• **EXERCISE DIRECTIONS**
Repeat the listing exactly as given, omitting every image.

+++ INFORMATION SHOWN +++

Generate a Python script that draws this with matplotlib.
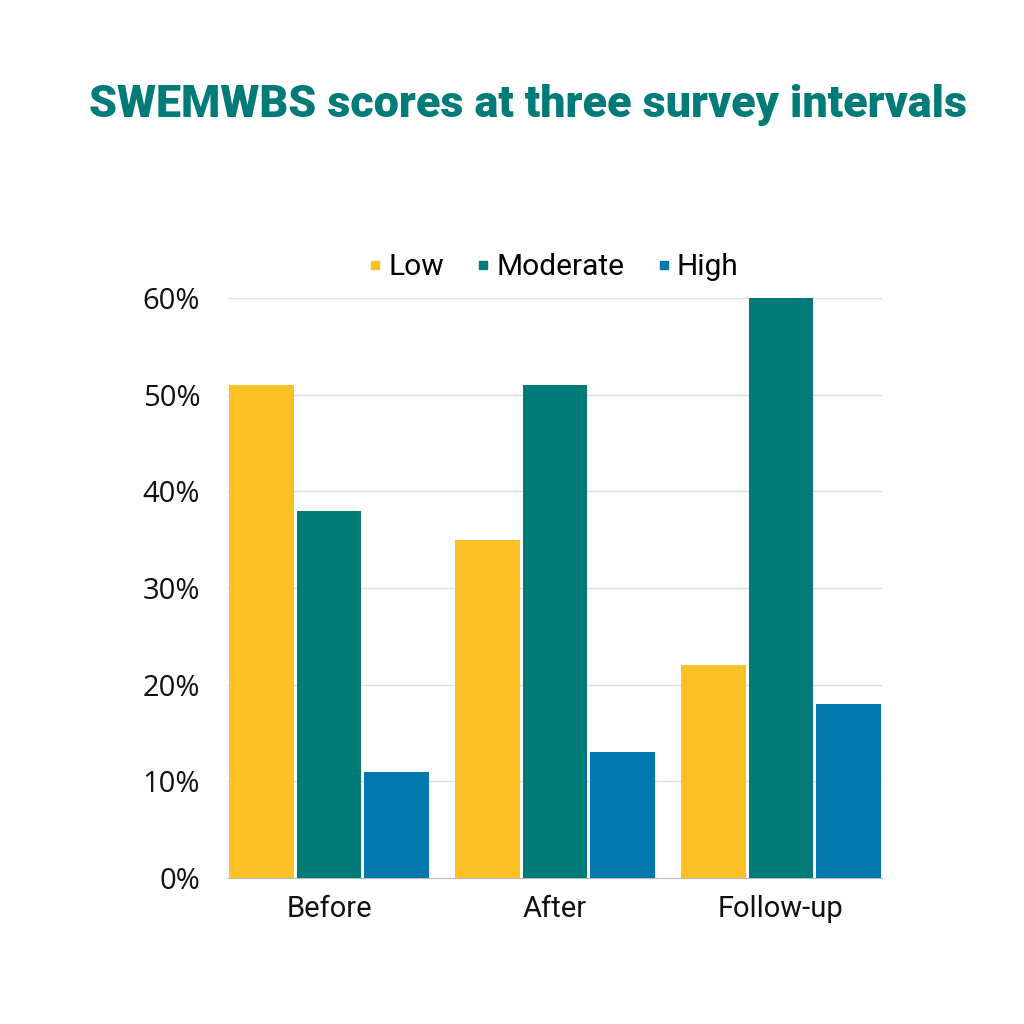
import matplotlib
matplotlib.use("Agg")
import matplotlib.pyplot as plt
import numpy as np
from matplotlib.lines import Line2D

categories = ["Before", "After", "Follow-up"]
series_names = ["Low", "Moderate", "High"]
low = [51, 35, 22]
moderate = [38, 51, 60]
high = [11, 13, 18]
yticks = [0, 10, 20, 30, 40, 50, 60]
ytick_labels = ["0%", "10%", "20%", "30%", "40%", "50%", "60%"]

colors = ["#FDC125", "#007B78", "#0078AE"]
values = [low, moderate, high]

fig = plt.figure(figsize=(10.24, 10.24), dpi=100)
ax = fig.add_axes([228/1024, 1 - 878/1024, (882-228)/1024, (878-298)/1024])

x = np.arange(len(categories))
slot = 0.298
width = 0.285
for i, (name, vals, c) in enumerate(zip(series_names, values, colors)):
    ax.bar(x + (i - 1) * slot, vals, width=width, color=c, label=name, zorder=3)

ax.set_xlim(-0.447, 2.447)
ax.set_ylim(0, 60)
ax.set_yticks(yticks)
ax.set_yticklabels(ytick_labels, fontsize=21, family="Open Sans", color="#111111")
ax.set_xticks(x)
ax.set_xticklabels(categories, fontsize=21, family="Roboto", color="#111111")
ax.tick_params(axis="both", length=0)
ax.tick_params(axis="y", pad=20)
ax.tick_params(axis="x", pad=12)
ax.grid(axis="y", color="#dddddd", linewidth=1, zorder=0)
for s in ["top", "right", "left"]:
    ax.spines[s].set_visible(False)
ax.spines["bottom"].set_color("#bbbbbb")

handles = [Line2D([0], [0], marker="s", linestyle="none", markersize=6,
                  markerfacecolor=c, markeredgecolor=c) for c in colors]
fig.legend(handles, series_names, loc="center", bbox_to_anchor=(551/1024, 1 - 267/1024),
           ncol=3, frameon=False, handletextpad=0.05, columnspacing=0.9,
           handlelength=0.8, prop={"family": "Roboto", "size": 21.5})

fig.text(528/1024, 1 - 105/1024, "SWEMWBS scores at three survey intervals",
         ha="center", va="center", fontsize=32.3, fontweight="black", family="Roboto",
         color="#007B78")

fig.savefig("out.png", dpi=100)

+++

• **RIGHT ANSWER**
Generate a Python script that draws this with matplotlib.
import matplotlib
matplotlib.use("Agg")
import matplotlib.pyplot as plt
import numpy as np
from matplotlib.lines import Line2D

categories = ["Before", "After", "Follow-up"]
series_names = ["Low", "Moderate", "High"]
low = [51, 35, 22]
moderate = [38, 51, 60]
high = [11, 13, 18]
yticks = [0, 10, 20, 30, 40, 50, 60]
ytick_labels = ["0%", "10%", "20%", "30%", "40%", "50%", "60%"]

colors = ["#FDC125", "#007B78", "#0078AE"]
values = [low, moderate, high]

fig = plt.figure(figsize=(10.24, 10.24), dpi=100)
ax = fig.add_axes([228/1024, 1 - 878/1024, (882-228)/1024, (878-298)/1024])

x = np.arange(len(categories))
slot = 0.298
width = 0.285
for i, (name, vals, c) in enumerate(zip(series_names, values, colors)):
    ax.bar(x + (i - 1) * slot, vals, width=width, color=c, label=name, zorder=3)

ax.set_xlim(-0.447, 2.447)
ax.set_ylim(0, 60)
ax.set_yticks(yticks)
ax.set_yticklabels(ytick_labels, fontsize=21, family="Open Sans", color="#111111")
ax.set_xticks(x)
ax.set_xticklabels(categories, fontsize=21, family="Roboto", color="#111111")
ax.tick_params(axis="both", length=0)
ax.tick_params(axis="y", pad=20)
ax.tick_params(axis="x", pad=12)
ax.grid(axis="y", color="#dddddd", linewidth=1, zorder=0)
for s in ["top", "right", "left"]:
    ax.spines[s].set_visible(False)
ax.spines["bottom"].set_color("#bbbbbb")

handles = [Line2D([0], [0], marker="s", linestyle="none", markersize=6,
                  markerfacecolor=c, markeredgecolor=c) for c in colors]
fig.legend(handles, series_names, loc="center", bbox_to_anchor=(551/1024, 1 - 267/1024),
           ncol=3, frameon=False, handletextpad=0.05, columnspacing=0.9,
           handlelength=0.8, prop={"family": "Roboto", "size": 21.5})

fig.text(528/1024, 1 - 105/1024, "SWEMWBS scores at three survey intervals",
         ha="center", va="center", fontsize=32.3, fontweight="black", family="Roboto",
         color="#007B78")

fig.savefig("out.png", dpi=100)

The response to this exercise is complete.